Mas Mt parte o dito de Jesus, o qual se lê em Mc 2,17, com uma citação que lhe é própria, de Os 6,6: “Misericórdia eu quero, não sacrifícios”. A passagem é citada duas vezes, aqui e em Mt 12,7, e desta vez introduzida com uma fórmula: “Ide aprender o que significa” (poreuthéntes de máthete tí estin…).
Parece que estamos diante de um argumento ad hominem: também vós (fariseus) sustentam a superioridade da misericórdia sobre o “culto”, as obrigações rituais, as regras alimentares etc., e, portanto, por que ficais espantados?
O texto não é citado no sentido do texto hebraico original que exigia hesed, isto é, “dedicação”, “amor” em relação a Iahweh, mas segundo a tradução grega Septuaginta, que traduziu o termo hesed por éleos: “misericórdia”, dando ao texto um sentido horizontal de misericórdia no relacionamento humano.

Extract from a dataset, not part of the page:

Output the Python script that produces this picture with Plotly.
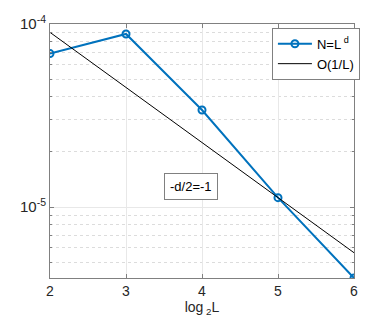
import plotly.graph_objects as go

# log2 L
log2_L = [2, 3, 4, 5, 6]
# N = L^d
err_N = [6.89e-5, 8.82e-5, 3.39e-5, 1.125e-5, 4.09e-6]
# O(1/L)
ref_O = [9.0e-5, 4.5e-5, 2.25e-5, 1.125e-5, 5.625e-6]

minor_vals = [k * 1e-6 for k in range(4, 10)] + [k * 1e-5 for k in range(2, 10)]

blue = '#0072BD'
axc = '#808080'
txt = '#262626'
font = 'Liberation Sans, Arial, sans-serif'

fig = go.Figure()

fig.add_trace(go.Scatter(
    x=log2_L, y=err_N, mode='lines+markers', name='N=L<sup> d</sup>',
    line=dict(color=blue, width=2),
    marker=dict(symbol='circle-open', size=7, color=blue, line=dict(width=2, color=blue)),
))
fig.add_trace(go.Scatter(
    x=log2_L, y=ref_O, mode='lines', name='O(1/L)',
    line=dict(color='black', width=1),
))

fig.add_annotation(
    x=3.86, y=-4.886, xref='x', yref='y', text='-d/2=-1', showarrow=False,
    font=dict(family=font, size=13, color='black'),
    bgcolor='white', bordercolor=axc, borderwidth=1, borderpad=5,
)

fig.update_layout(
    width=392, height=327,
    margin=dict(l=50, r=38, t=24, b=49),
    paper_bgcolor='white', plot_bgcolor='white',
    font=dict(family=font, size=13, color=txt),
    showlegend=True,
    legend=dict(
        x=0.73, y=0.985, xanchor='left', yanchor='top',
        bgcolor='white', bordercolor=axc, borderwidth=1,
        font=dict(family=font, size=13, color='black'),
        itemwidth=34, tracegroupgap=0,
    ),
    xaxis=dict(
        range=[2, 6], tickvals=log2_L, ticks='inside', ticklen=4,
        tickcolor=axc, showline=True, linecolor=axc, mirror='ticks',
        showgrid=True, gridcolor='#e8e8e8', zeroline=False, automargin=False,
        title=dict(text='log<sub> 2</sub>L', standoff=0, font=dict(size=14)),
        tickfont=dict(size=14, color=txt),
    ),
    yaxis=dict(
        type='log', range=[-5.388, -4], automargin=False,
        tickvals=[1e-5, 1e-4], ticktext=['10<sup>-5</sup>', '10<sup>-4</sup>'],
        ticks='inside', ticklen=4, tickcolor=axc,
        showline=True, linecolor=axc, mirror='ticks',
        showgrid=True, gridcolor='#e8e8e8', zeroline=False,
        tickfont=dict(size=15, color=txt),
        minor=dict(tickvals=minor_vals, ticks='inside', ticklen=2, tickcolor=axc,
                   showgrid=True, gridcolor='#dcdcdc', griddash='dot'),
    ),
)

# page body has an 8px default margin; remove it so the figure sits at 0,0
fig.write_html("out.html", config={'displayModeBar': False},
               post_script="document.body.style.margin='0';")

O relato da disputa termina com a afirmação de Jesus: ou gàr elthon kalésai dikaíous allà amartoloús, “não vim chamar justos, mas pecadores”. “Justos … pecadores” não quer dizer que Jesus enxergasse o mundo em chave dualística; mas assume o ponto de vista dos seus interlocutores para virá-lo ao contrário. O convite para o banquete no Reino de Deus é justamente dirigido àqueles que se sentiam excluídos. Os “justos” conheciam o convite de Deus, mas em sua autojustificação, corriam o risco de fechar-se a esse convite.

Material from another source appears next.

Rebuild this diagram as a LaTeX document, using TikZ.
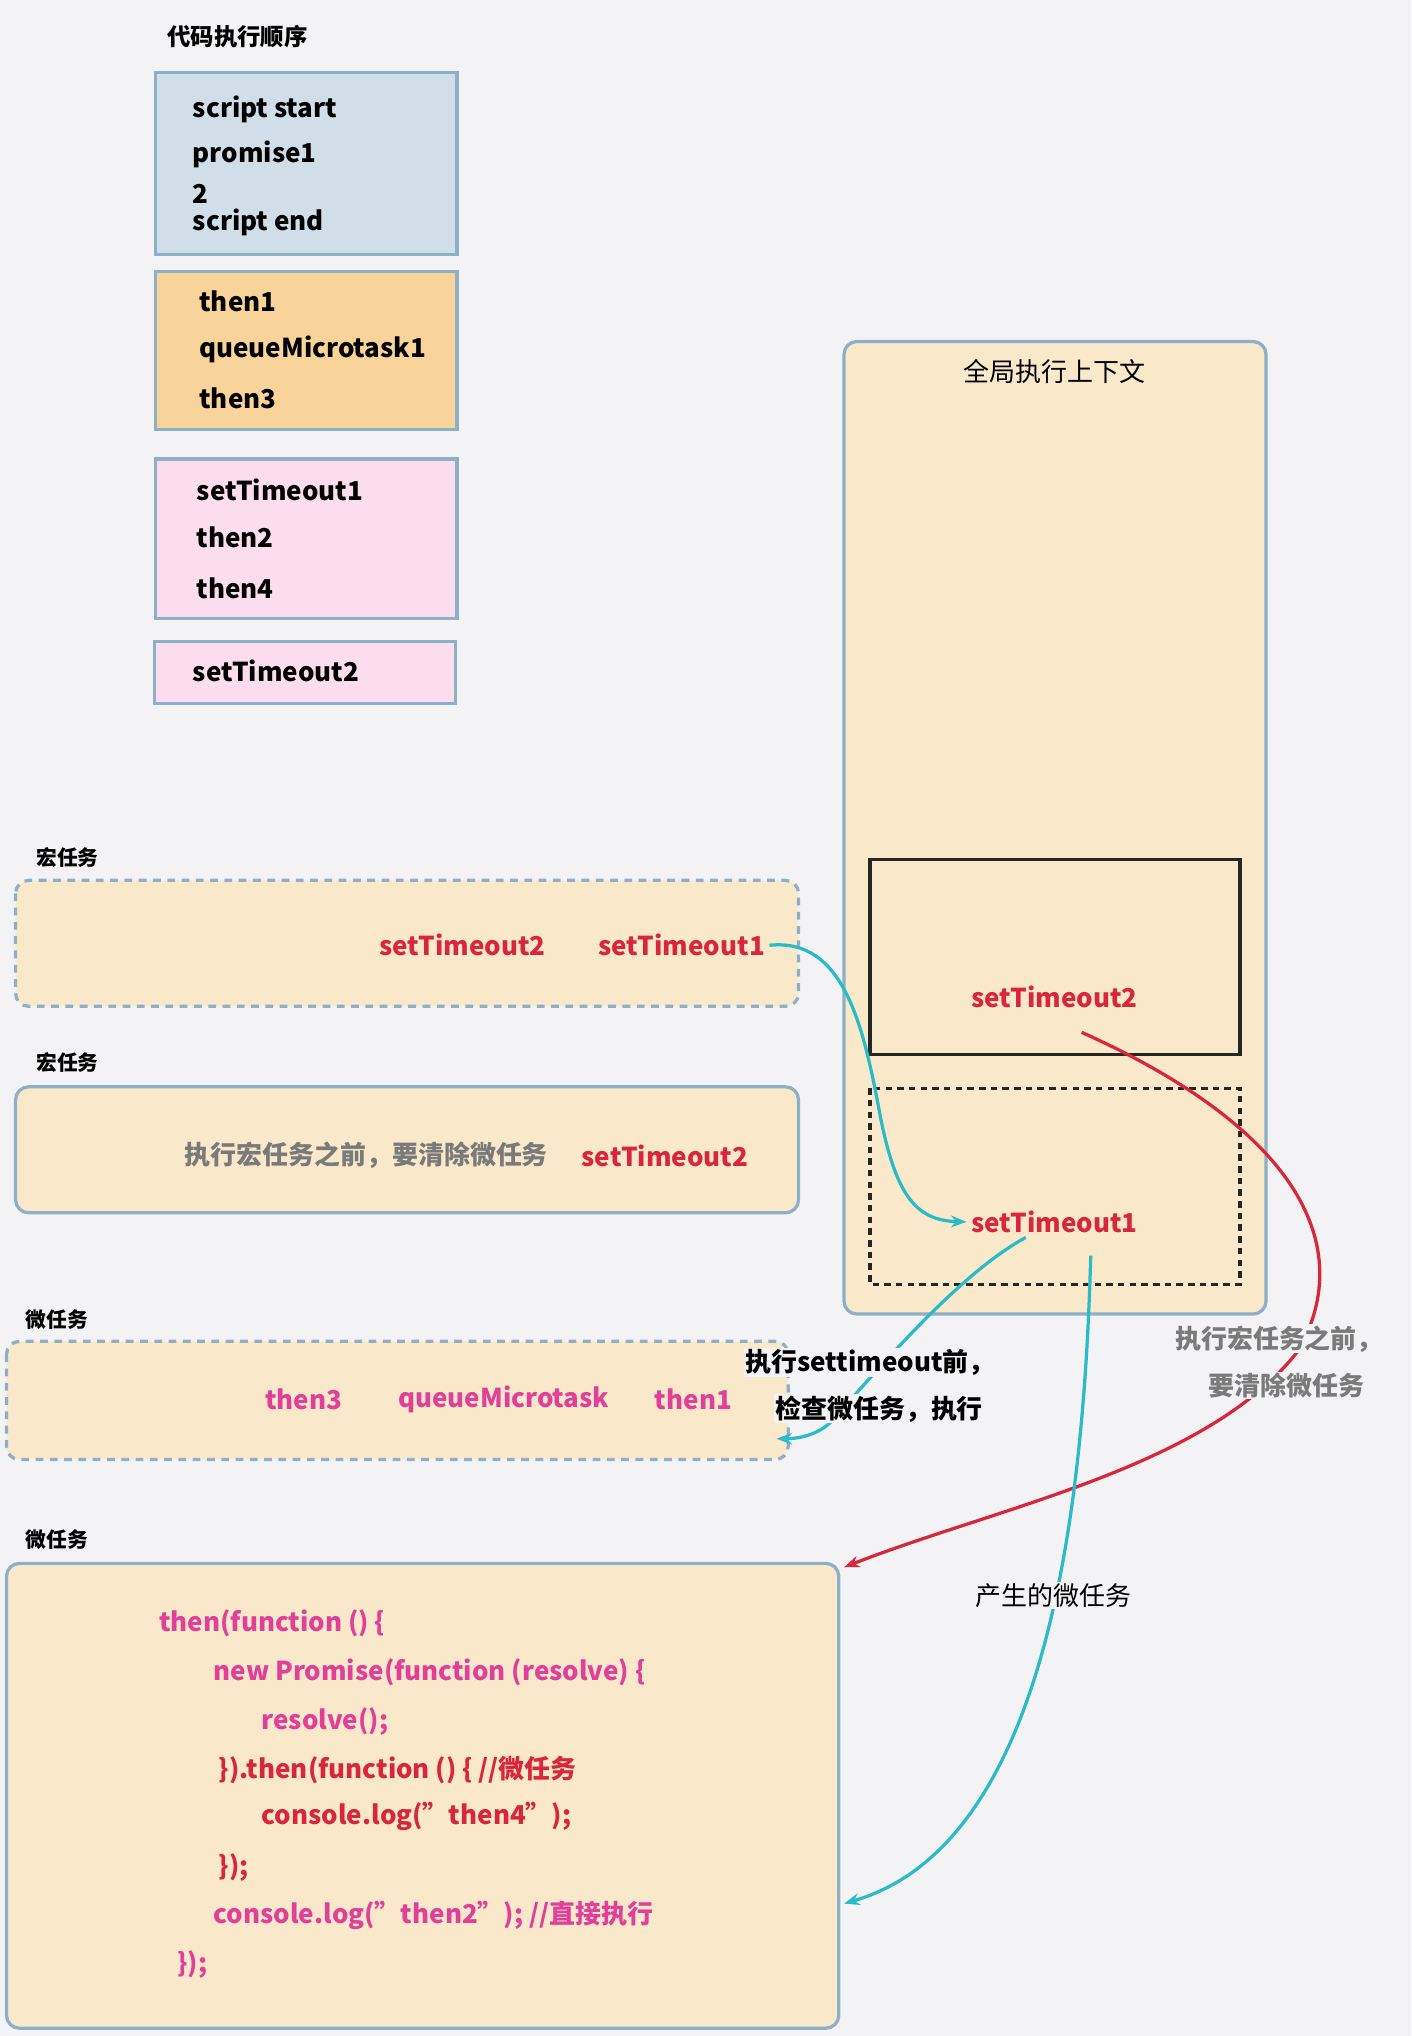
\documentclass[tikz,border=0pt]{standalone}
\usepackage{fontspec}
\usetikzlibrary{arrows.meta}
\setmainfont{Noto Sans CJK SC}
\begin{document}
\definecolor{bg}{HTML}{F3F3F5}
\definecolor{bluef}{HTML}{D0DEE8}
\definecolor{bord}{HTML}{8DAFC8}
\definecolor{oran}{HTML}{F8D49A}
\definecolor{pinkf}{HTML}{FBDDED}
\definecolor{beige}{HTML}{F9E9CA}
\definecolor{redt}{HTML}{D8263A}
\definecolor{mag}{HTML}{E0409A}
\definecolor{teal}{HTML}{2BBBC8}
\definecolor{grayt}{HTML}{7A7A7A}
\begin{tikzpicture}[x=1pt,y=-1pt,
  box/.style={draw=bord,line width=2.5pt},
  rbox/.style={draw=bord,line width=2.5pt,fill=beige,rounded corners=10pt},
  bt/.style={anchor=west,font=\bfseries\fontsize{20}{20}\selectfont},
  ct/.style={font=\bfseries\fontsize{20}{20}\selectfont},
  lab/.style={font=\bfseries\fontsize{16}{16}\selectfont},
  cd/.style={anchor=west,font=\bfseries\fontsize{20}{20}\selectfont},
  ar/.style={line width=2.5pt,-{Stealth[length=12pt,width=9pt]}},
  hid/.style={fill=bg,inner sep=1pt}]
\fill[bg] (0,0) rectangle (1087,1568);
\node[lab,font=\bfseries\fontsize{18}{18}\selectfont] (title) at (183,28) {代码执行顺序};
\node[box,fill=bluef,minimum width=232pt,minimum height=140pt] (b1) at (236,126) {};
\node[bt] (t1) at (145,84) {script start};
\node[bt] (t2) at (145,119) {promise1};
\node[bt] (t3) at (145,149) {2};
\node[bt] (t4) at (145,171) {script end};
\node[box,fill=oran,minimum width=232pt,minimum height=122pt] (b2) at (236,270) {};
\node[bt] (t5) at (150,232) {then1};
\node[bt] (t6) at (150,269) {queueMicrotask1};
\node[bt] (t7) at (150,307) {then3};
\node[box,fill=pinkf,minimum width=232pt,minimum height=123pt] (b3) at (236,415) {};
\node[bt] (t8) at (148,377) {setTimeout1};
\node[bt] (t9) at (148,414) {then2};
\node[bt] (t10) at (148,453) {then4};
\node[box,fill=pinkf,minimum width=232pt,minimum height=48pt] (b4) at (235,518) {};
\node[bt] (t11) at (145,517) {setTimeout2};
% global
\draw[rbox] (650,263) rectangle (975,1012);
\node[font=\fontsize{20}{20}\selectfont] (g) at (812,286) {全局执行上下文};
\draw[line width=2.5pt,black!85] (670,662) rectangle (955,812);
\node[ct,redt] (gs2) at (812,768) {setTimeout2};
\draw[line width=2.5pt,black!85,dash pattern=on 5pt off 4pt] (670,838) rectangle (955,989);
\node[ct,redt] (gs1) at (812,941) {setTimeout1};
% queues
\node[lab] (l1) at (52,660) {宏任务};
\draw[rbox,dash pattern=on 6pt off 5pt] (12,678) rectangle (615,775);
\node[ct,redt] (q1) at (356,728) {setTimeout2};
\node[ct,redt] (q2) at (525,728) {setTimeout1};
\node[lab] (l2) at (52,818) {宏任务};
\draw[rbox] (12,837) rectangle (615,934);
\node[ct,grayt] (q3) at (282,890) {执行宏任务之前，要清除微任务};
\node[ct,redt] (q4) at (512,890) {setTimeout2};
\node[lab] (l3) at (44,1016) {微任务};
\draw[rbox,dash pattern=on 6pt off 5pt] (5,1033) rectangle (607,1124);
\node[ct,mag] (m1) at (234,1078) {then3};
\node[ct,mag] (m2) at (388,1078) {queueMicrotask};
\node[ct,mag] (m3) at (534,1078) {then1};
\node[lab] (l4) at (44,1186) {微任务};
\draw[rbox] (5,1204) rectangle (646,1562);
\node[cd,mag] (c1) at (119,1250) {then(function () \{};
\node[cd,mag] (c2) at (161,1288) {new Promise(function (resolve) \{};
\node[cd,mag] (c3) at (198,1326) {resolve();};
\node[cd,redt] (c4) at (165,1363) {\}).then(function () \{ //微任务};
\node[cd,redt] (c5) at (198,1399) {console.log("then4");};
\node[cd,redt] (c6) at (165,1438) {\});};
\node[cd,mag] (c7) at (161,1475) {console.log("then2"); //直接执行};
\node[cd,mag] (c8) at (133,1513) {\});};
\coordinate (cbox) at (650,1466);
\coordinate (cbox2) at (650,1207);
\coordinate (mq) at (598,1108);
% arrows
\draw[ar,teal] (q2.east) .. controls (650,722) and (665,790) .. (678,860) .. controls (690,920) and (705,940) .. (gs1.west);
\draw[ar,redt] (833,795) .. controls (1000,870) and (1045,960) .. (1000,1040) .. controls (930,1130) and (770,1160) .. (cbox2);
\draw[ar,teal] (790,953) .. controls (740,980) and (680,1050) .. (640,1095) .. controls (630,1105) and (615,1108) .. (mq);
\draw[ar,teal] (840,967) .. controls (835,1150) and (810,1420) .. (cbox);
\node[ct,hid] (n1) at (670,1049) {执行settimeout前，};
\node[ct,hid] (n2) at (677,1085) {检查微任务，执行};
\node[ct,grayt,hid] (n3) at (985,1031) {执行宏任务之前，};
\node[ct,grayt,hid] (n4) at (991,1067) {要清除微任务};
\node[font=\fontsize{20}{20}\selectfont,hid] (n5) at (811,1229) {产生的微任务};
\end{tikzpicture}
\end{document}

No texto do profeta Oseias, somos convidados/as à cura da enfermidade espiritual e inconsistente conversão. O v, 6 é a célebre formulação do anúncio central profético sobre o nexo íntimo entre culto e vida, religião e justiça, fé e moral. A Segunda Leitura sublinha a fé sólida de Abraão imitada por cada cristão que crê em Cristo morto e ressuscitado.